Legislative History and Congressional Intent
The court examined the legislative history surrounding § 365(d)(4) to discern Congressional intent in crafting the provision. It noted that the 1984 "shopping center" amendments were designed to expedite the decision-making process for debtors regarding unexpired leases to mitigate the negative impact on landlords. However, the court argued that this goal did not necessitate the termination of a lease or the forfeiture of a mortgagee's rights. The court highlighted that the legislative history provided minimal guidance on the implications of rejection for mortgagees, indicating that the protection of lessors should not come at the expense of third-party creditors. The court articulated that a balanced interpretation of the statute would uphold the rights of all parties involved, ensuring that mortgagees could still enforce their security interests. This understanding aligned with the broader objectives of the Bankruptcy Code, which sought to provide equitable treatment among creditors while allowing for the reorganization of the debtor's estate.

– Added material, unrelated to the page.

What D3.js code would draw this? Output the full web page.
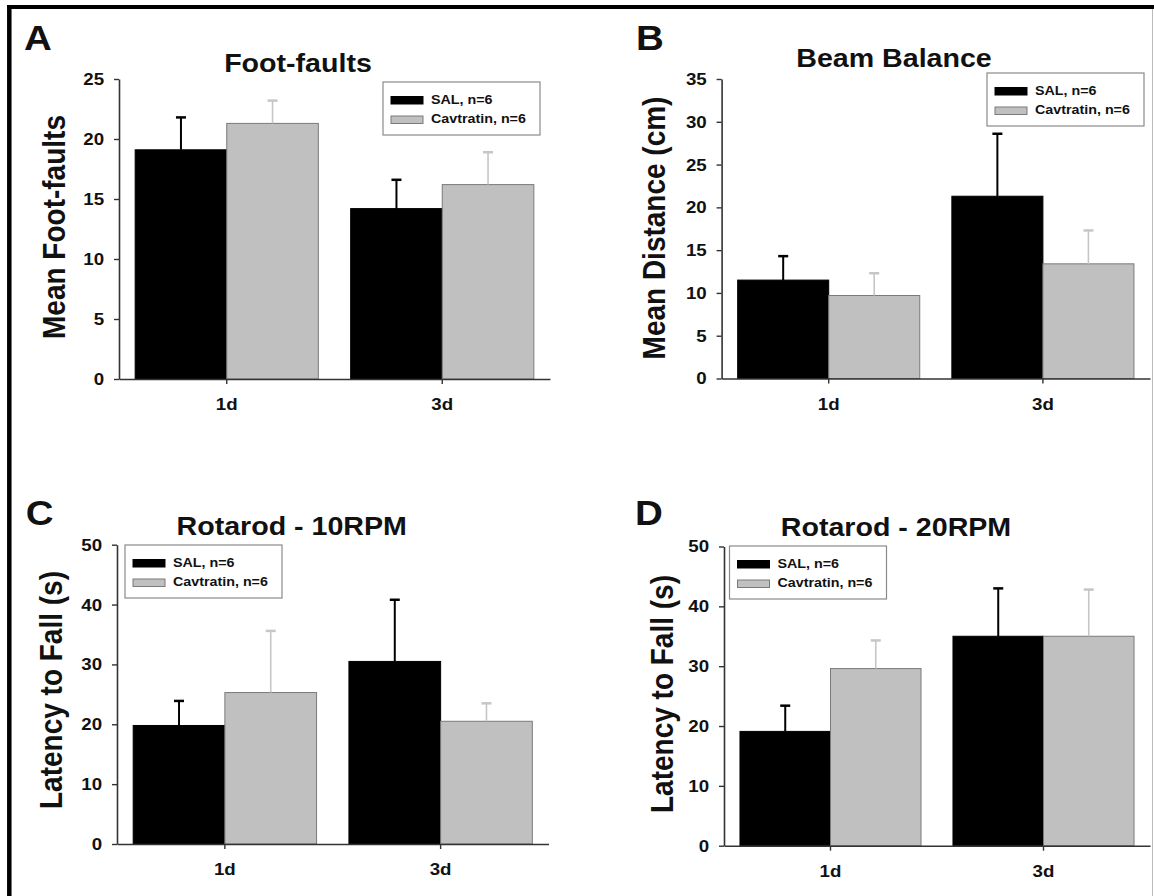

Distinction Between Breach and Termination
The court clarified the essential difference between a breach and termination within the context of bankruptcy law. It noted that a breach, as recognized in § 365(g), allows the non-debtor party to file a claim for damages while preserving the contract's existence. In contrast, termination would imply that the contract or lease is nullified, leaving no standing for the non-debtor party to claim damages. The court pointed out that the language of § 365 explicitly distinguishes between these concepts, suggesting that merely breaching a lease through inaction does not eliminate the contractual relationship. Furthermore, the court referenced prior cases that supported this view, emphasizing that the leasehold estate remains intact despite the breach. This distinction was crucial in determining the rights of Eastover, as the court concluded that its interests were preserved following Austin's failure to act within the statutory timeframe.
Conclusion and Outcome of the Case
Ultimately, the court reversed the decisions of the lower courts, which had concluded that the "deemed rejection" of the lease resulted in a termination of Eastover's rights. The court held that Austin's inaction led to a breach of the lease rather than its termination, thus allowing Eastover to retain its interest in the leasehold. The ruling established that Sowashee, as the lessor, was entitled to assert a claim for damages based on the breach, while Eastover's secured rights were maintained as a third-party beneficiary. The court directed that the extent of Eastover's rights should be determined in state court, as the bankruptcy estate no longer had an interest in the lease following its rejection. This conclusion reinforced the principle that the rejection of a lease under § 365(d)(4) does not automatically negate the rights of third-party creditors, ensuring that they are afforded protections within the bankruptcy framework.